Au moment où la bataille pour le contrôle du ciel de la Libye est pratiquement gagnée, la question du contrôle du terrain reste plus que jamais ouverte. Comme l’ont démontré les deux guerres d’Irak et la guerre au Liban en 2006, la force aérienne, essentielle, ne peut pas à elle seule gagner une guerre. À moins d’un assassinat ciblé de Kadhafi, on ne voit pas comment les seules frappes pourraient mettre le régime libyen échec et mat. Or, pour le moment, les rebelles ne semblent pas être capables de mettre en place une force terrestre capable – même sous le parapluie aérien de la Coalition – d’occuper le terrain et de balayer physiquement les éléments armés qui soutiennent le pouvoir. Or, malheureusement, transformer une bande de civils jouant les Rambo en une force armée entraînée et efficace est un travail de longue haleine qui demandera bien plus de quelques semaines ou mois. En revanche, après plusieurs semaines de mobilisation, Kadhafi est arrivé à déployer des unités militaires de plus en plus efficaces.
Le calcul des planificateurs de l’opération libyenne repose sur la psychologie : ils espèrent que l’usage massif de la force aérienne fissurera le pouvoir et poussera certains militaires à déserter ou mieux, à passer avec armes et bagages chez les rebelles. Mais les stratèges occidentaux ne se contentent pas d’espérer. Si on écoute attentivement les déclarations et commentaires des anciens chefs des armées américaines et britanniques – notamment le général US Wesley Clark et le général britannique Sir Mike Jackson –, on entend déjà la petite musique de la suite. Tous deux ont jugé utile de préciser le sens du terme « occupation » – strictement interdite par la décision du Conseil de sécurité. Selon les deux généraux, cela n’empêche pas le déploiement de forces sur le sol mais uniquement une occupation à long terme du territoire libyen. À bon entendeur…

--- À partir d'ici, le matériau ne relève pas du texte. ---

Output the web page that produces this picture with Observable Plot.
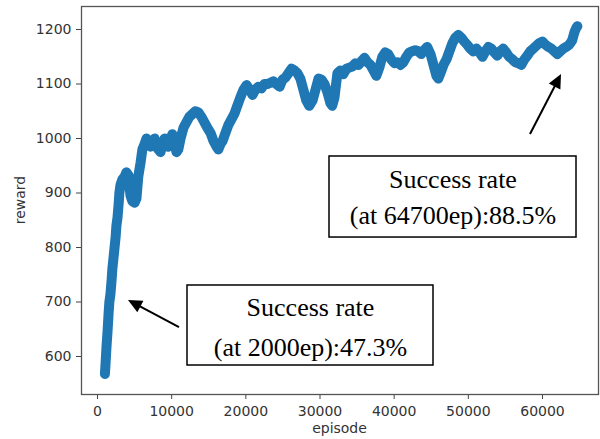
<!DOCTYPE html>
<html><head><meta charset="utf-8">
<script src="https://cdn.jsdelivr.net/npm/d3@7"></script>
<script src="https://cdn.jsdelivr.net/npm/@observablehq/plot@0.6"></script>
<style>body{margin:0;background:#fff}#chart{width:600px;height:439px}</style>
</head><body><div id="chart"></div>
<script>
const episodes = [1000,1100,1200,1350,1500,1600,1750,1900,2000,2150,2300,2450,2550,2700,2850,2950,3100,3350,3650,3900,4200,4300,4450,4700,5000,5250,5500,5800,6050,6350,6600,6850,7150,7400,7700,7950,8200,8500,8750,9050,9300,9550,9850,10100,10400,10650,10900,11200,11600,12000,12400,12800,13200,13600,14000,14400,14800,15250,15650,16050,16300,16600,16850,17250,17650,18050,18450,18850,19250,19700,20100,20500,20900,21300,21700,22100,22500,22900,23300,23700,24100,24550,24950,25350,25750,26150,26550,26950,27350,27750,28150,28550,29000,29400,29800,30200,30600,31000,31400,31650,31950,32350,32750,33150,33550,33950,34350,34750,35200,35600,36000,36400,36800,37200,37600,38000,38400,38800,39200,39600,40050,40450,40850,41250,41650,42050,42450,42850,43250,43650,44050,44450,44900,45300,45700,45950,46250,46650,47050,47450,47850,48250,48650,49050,49450,49850,50250,50650,51100,51500,51900,52300,52700,53100,53500,53900,54300,54700,55100,55500,55950,56350,56750,57150,57550,57950,58350,58750,59150,59550,60000,60400,60800,61200,61600,62000,62400,62800,63200,63600,64000,64300,64550,64700];
const rewards = [568,590,615,645,680,700,715,740,760,780,800,820,840,855,880,900,915,925,930,938,932,915,895,885,882,890,930,955,980,990,1000,995,985,990,1000,985,980,975,990,1000,995,985,1000,1008,990,975,980,1000,1020,1030,1040,1045,1050,1048,1040,1030,1020,1010,995,985,980,990,995,1010,1025,1035,1045,1060,1075,1090,1098,1090,1080,1090,1095,1092,1100,1100,1102,1105,1100,1095,1108,1112,1120,1128,1125,1120,1110,1090,1070,1060,1070,1090,1110,1108,1100,1085,1065,1060,1075,1120,1125,1118,1128,1130,1132,1138,1135,1142,1148,1140,1135,1125,1115,1130,1150,1158,1155,1145,1138,1140,1135,1140,1150,1158,1160,1162,1160,1155,1162,1168,1155,1135,1115,1110,1120,1135,1145,1160,1175,1185,1190,1185,1178,1172,1165,1160,1165,1158,1150,1160,1168,1165,1158,1152,1160,1165,1158,1150,1145,1140,1138,1135,1145,1152,1160,1165,1170,1175,1178,1172,1168,1165,1160,1155,1160,1165,1168,1172,1180,1195,1203,1206];
const xTicks = [0,10000,20000,30000,40000,50000,60000];
const yTicks = [600,700,800,900,1000,1100,1200];
const xDomain = [-2157, 67550];
const yDomain = [530.3, 1242.2];
const boxX1 = [12135, 31281];
const boxX2 = [45303, 64584];
const boxY1 = [583.5, 818.3];
const boxY2 = [730.3, 967.0];
const noteText = ["Success rate", "(at 2000ep):47.3%", "Success rate", "(at 64700ep):88.5%"];
const noteX = [28719, 28719, 47933, 47933];
const noteY = [674.3, 601.8, 910.1, 844.0];
const arrowTailX = [11056, 58382];
const arrowTailY = [653.2, 1007.3];
const arrowTipX = [4180, 62562];
const arrowTipY = [702.8, 1117.4];

const series = episodes.map((e, i) => ({episode: e, reward: rewards[i]}));
const boxes = boxX1.map((_, i) => ({x1: boxX1[i], x2: boxX2[i], y1: boxY1[i], y2: boxY2[i]}));
const notes = noteText.map((t, i) => ({text: t, x: noteX[i], y: noteY[i]}));

const chart = Plot.plot({
  width: 600, height: 439,
  marginLeft: 81, marginRight: 2, marginTop: 6, marginBottom: 45,
  style: {fontFamily: "DejaVu Sans", fontSize: "14px", color: "#333", background: "white"},
  x: {domain: xDomain},
  y: {domain: yDomain},
  marks: [
    Plot.line(series, {x: "episode", y: "reward", stroke: "#1f77b4", strokeWidth: 10, strokeLinecap: "round", strokeLinejoin: "round"}),
    Plot.axisX({ticks: xTicks, tickSize: 5, tickPadding: 7, tickFormat: d3.format("d"), label: null, stroke: "#444"}),
    Plot.axisY({ticks: yTicks, tickSize: 5, tickPadding: 5, tickFormat: d3.format("d"), label: null, stroke: "#444"}),
    Plot.frame({stroke: "#555", strokeWidth: 1.3}),
    Plot.rect(boxes, {x1: "x1", x2: "x2", y1: "y1", y2: "y2", fill: "white", stroke: "black", strokeWidth: 1.5}),
    Plot.text(notes, {x: "x", y: "y", text: "text", fontFamily: "Liberation Serif", fontSize: 26, lineAnchor: "bottom", fill: "black"})
  ]
});
document.getElementById("chart").appendChild(chart);

const svg = d3.select(chart);
const sx = chart.scale("x"), sy = chart.scale("y");
const g = svg.append("g");
for (let i = 0; i < arrowTipX.length; i++) {
  const sxp = sx.apply(arrowTailX[i]), syp = sy.apply(arrowTailY[i]);
  const tx = sx.apply(arrowTipX[i]), ty = sy.apply(arrowTipY[i]);
  const len = Math.hypot(tx - sxp, ty - syp);
  const ux = (tx - sxp) / len, uy = (ty - syp) / len;
  const L = 14, W = 6.5;
  const bx = tx - L * ux, by = ty - L * uy;
  g.append("line").attr("x1", sxp).attr("y1", syp).attr("x2", bx + 2 * ux).attr("y2", by + 2 * uy)
    .attr("stroke", "black").attr("stroke-width", 2);
  g.append("path").attr("d", `M${tx},${ty}L${bx - W * uy},${by + W * ux}L${bx + W * uy},${by - W * ux}Z`).attr("fill", "black");
}
// axis titles
svg.append("text").attr("transform", `translate(25,${(6 + 394) / 2}) rotate(-90)`).attr("text-anchor", "middle")
  .attr("fill", "#333").attr("font-family", "DejaVu Sans").attr("font-size", 14).text("reward");
svg.append("text").attr("x", (81 + 598) / 2).attr("y", 433).attr("text-anchor", "middle")
  .attr("fill", "#333").attr("font-family", "DejaVu Sans").attr("font-size", 14).text("episode");
</script>
</body></html>
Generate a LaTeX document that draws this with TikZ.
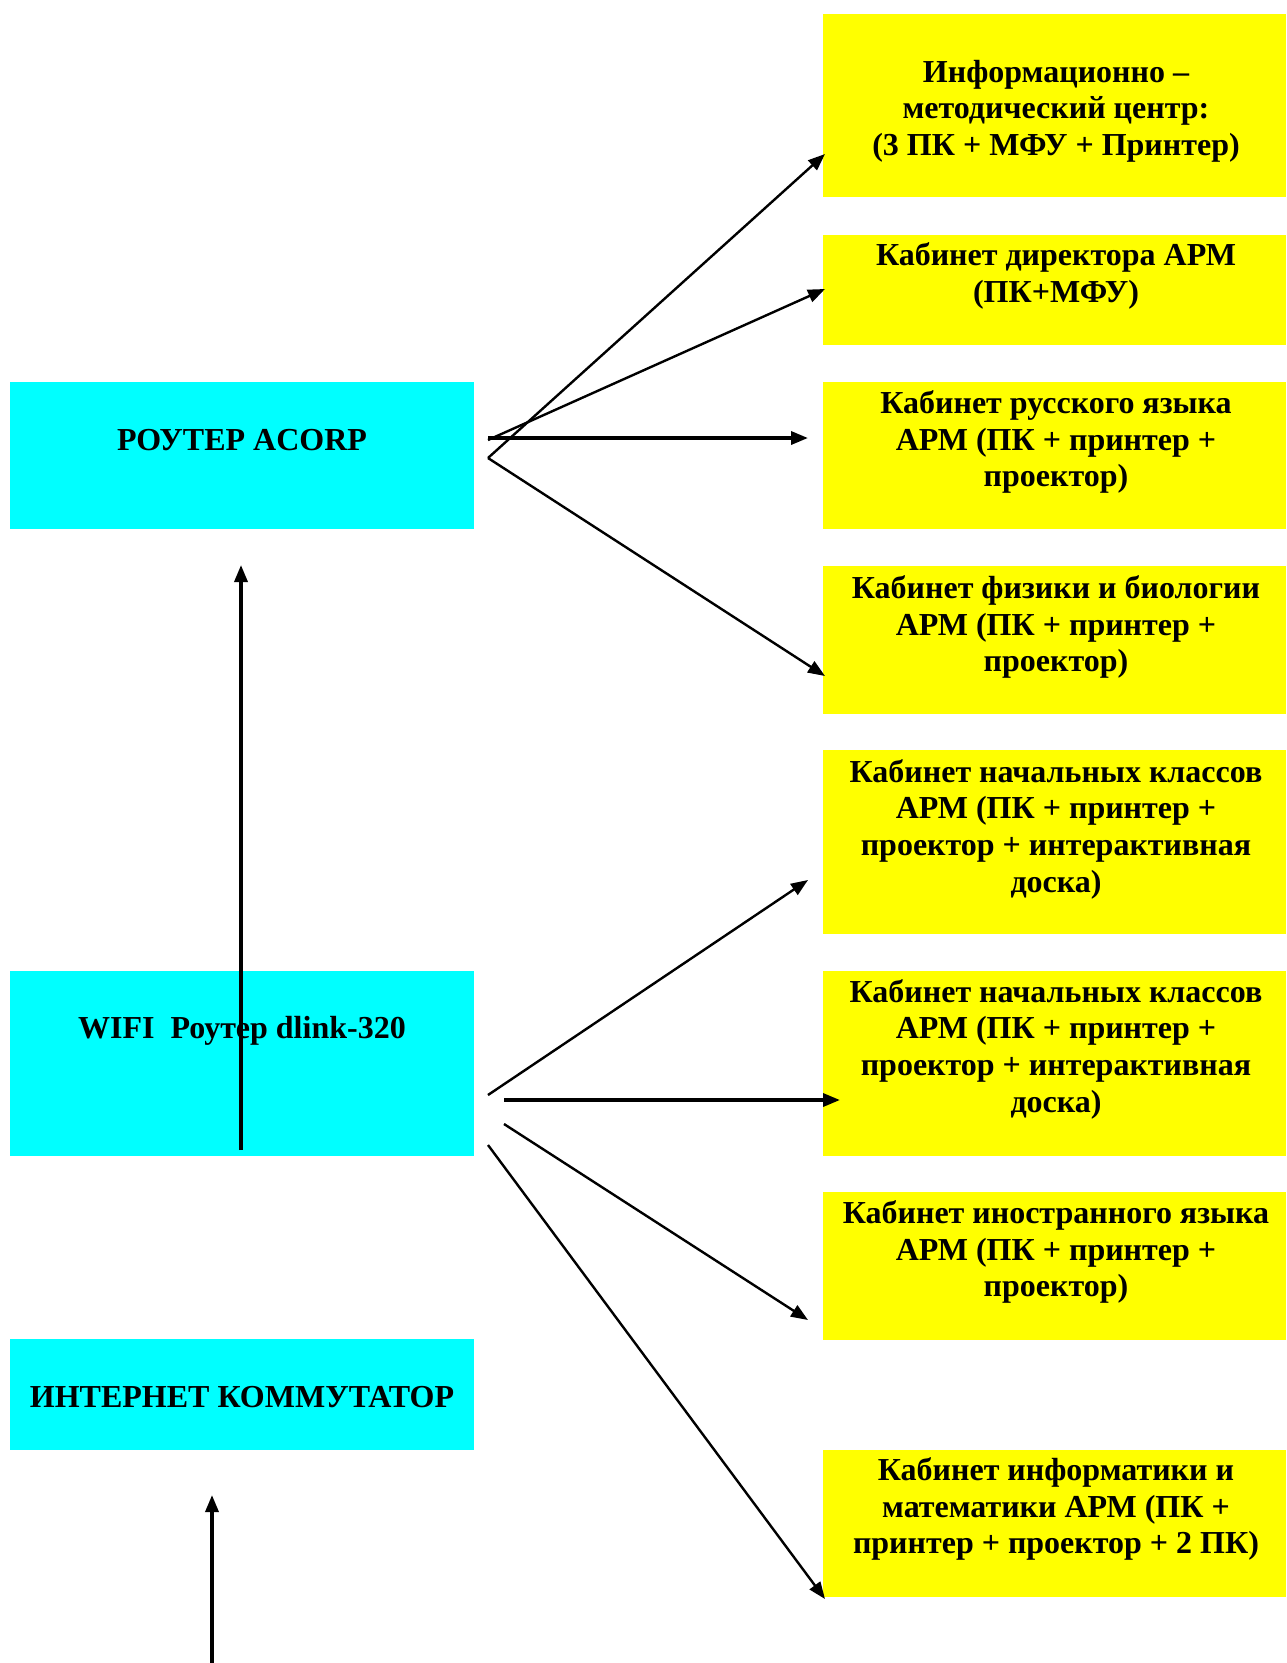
\documentclass[tikz,border=0pt]{standalone}
\usepackage{fontspec}
\setmainfont{Liberation Serif}
\usetikzlibrary{arrows.meta}
\definecolor{boxcyan}{RGB}{0,255,255}
\definecolor{boxyellow}{RGB}{255,255,0}
\tikzset{
  box/.style={draw=none, inner sep=0pt, outer sep=0pt, anchor=north west},
  cyanbox/.style={box, fill=boxcyan},
  yelbox/.style={box, fill=boxyellow, minimum width=463pt},
  lbl/.style={font=\fontsize{32}{36.7}\selectfont\bfseries, align=center, inner sep=0pt},
  arr/.style={-{Triangle[length=17pt,width=13pt]}, line width=2.4pt},
  thickarr/.style={arr, line width=3.4pt},
}
\begin{document}
\begin{tikzpicture}[x=1pt,y=-1pt]
\useasboundingbox (0,0) rectangle (1286,1663);
% cyan boxes
\node[cyanbox, minimum width=464pt, minimum height=147pt] (acorpbox) at (10,382) {};
\node[cyanbox, minimum width=464pt, minimum height=185pt] (wifibox) at (10,971) {};
\node[cyanbox, minimum width=464pt, minimum height=111pt] (inetbox) at (10,1339) {};
% yellow boxes
\node[yelbox, minimum height=183pt] (y1) at (823,14) {};
\node[yelbox, minimum height=110pt] (y2) at (823,235) {};
\node[yelbox, minimum height=147pt] (y3) at (823,382) {};
\node[yelbox, minimum height=148pt] (y4) at (823,566) {};
\node[yelbox, minimum height=184pt] (y5) at (823,750) {};
\node[yelbox, minimum height=185pt] (y6) at (823,971) {};
\node[yelbox, minimum height=148pt] (y7) at (823,1192) {};
\node[yelbox, minimum height=147pt] (y8) at (823,1450) {};
% labels
\node[lbl] (acorp) at (242,440) {РОУТЕР ACORP};
\node[lbl] (wifi) at (242,1031) {WIFI\ \ Роутер dlink-320};
\node[lbl] (inet) at (242,1397) {ИНТЕРНЕТ КОММУТАТОР};
\node[lbl] (t1) at (1056,111) {Информационно –\\методический центр:\\(3 ПК + МФУ + Принтер)};
\node[lbl] (t2) at (1056,276) {Кабинет директора АРМ\\(ПК+МФУ)};
\node[lbl] (t3) at (1056,442) {Кабинет русского языка\\АРМ (ПК + принтер +\\проектор)};
\node[lbl] (t4) at (1056,627) {Кабинет физики и биологии\\АРМ (ПК + принтер +\\проектор)};
\node[lbl] (t5) at (1056,829) {Кабинет начальных классов\\АРМ (ПК + принтер +\\проектор + интерактивная\\доска)};
\node[lbl] (t6) at (1056,1049) {Кабинет начальных классов\\АРМ (ПК + принтер +\\проектор + интерактивная\\доска)};
\node[lbl] (t7) at (1056,1252) {Кабинет иностранного языка\\АРМ (ПК + принтер +\\проектор)};
\node[lbl] (t8) at (1056,1509) {Кабинет информатики и\\математики АРМ (ПК +\\принтер + проектор + 2 ПК)};
% connector end points
\coordinate (a1s) at (488,458); \coordinate (a1e) at (825,154);
\coordinate (a2s) at (488,440); \coordinate (a2e) at (825,289);
\coordinate (a3s) at (488,438); \coordinate (a3e) at (808,438);
\coordinate (a4s) at (488,458); \coordinate (a4e) at (825,676);
\coordinate (ups) at (241,1150); \coordinate (upe) at (241,565);
\coordinate (w1s) at (488,1095); \coordinate (w1e) at (808,880);
\coordinate (w2s) at (504,1100); \coordinate (w2e) at (840,1100);
\coordinate (w3s) at (504,1124); \coordinate (w3e) at (808,1320);
\coordinate (w4s) at (488,1145); \coordinate (w4e) at (825,1599);
\coordinate (bts) at (212,1663); \coordinate (bte) at (212,1495);
% connectors
\draw[arr] (a1s) -- (a1e);
\draw[arr] (a2s) -- (a2e);
\draw[thickarr] (a3s) -- (a3e);
\draw[arr] (a4s) -- (a4e);
\draw[thickarr] (ups) -- (upe);
\draw[arr] (w1s) -- (w1e);
\draw[thickarr] (w2s) -- (w2e);
\draw[arr] (w3s) -- (w3e);
\draw[arr] (w4s) -- (w4e);
\draw[thickarr] (bts) -- (bte);
\end{tikzpicture}
\end{document}
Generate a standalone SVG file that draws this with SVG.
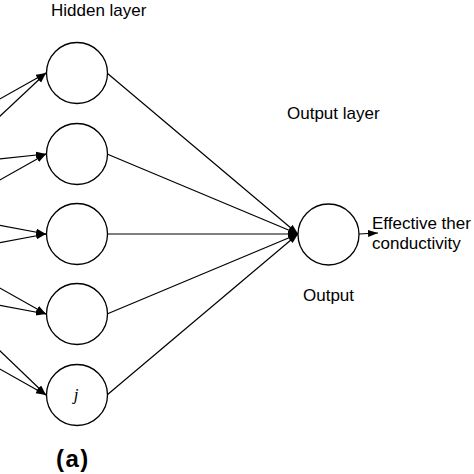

Pour être clair, si Kadhafi et son clan ne craquent pas rapidement, on peut s’attendre à des opérations de moins en moins aériennes. L’évolution vers une intervention terrestre est dans la logique des choses. Quoique nous racontent les communicateurs en uniforme, « défendre les civils » n’est pas un objectif militaire. Un militaire ne sait pas quoi faire d’un tel cahier des charges. Il comprend très bien, en revanche, si on lui ordonne de « détruire les capacités de combat des forces fidèles à Kadhafi ». Mais même clairement définie, cette mission est plus difficile à mener à bien qu’elle n’en a l’air. Détruire l’armée libyenne, d’accord – encore que le coup de la promenade de santé marche rarement – mais ensuite que faut-il faire des milices pro-Kadhafi montées sur des 4×4 Toyota ? Quelles différences y a-t-il entre celles-ci et les rebelles ? En quoi sont-elles « moins civiles » ? Dès qu’on en arrive à ce type de questions, on comprend qu’il ne s’agit pas seulement de mener une opération humanitaire armée mais de prendre parti dans une guerre civile et de faire tomber un régime.
Ne tournons pas autour du pot. Ni un Rafale, ni un F-18 ni un drone ne feront pas l’affaire. Cette guerre sera longue et il faudra bien que quelqu’un prenne Tripoli pour aller extirper d’un certain bunker cet homme bizarre qui, depuis quarante ans, n’est pas seulement un dictateur local mais, et le mot est faible, un emmerdeur international.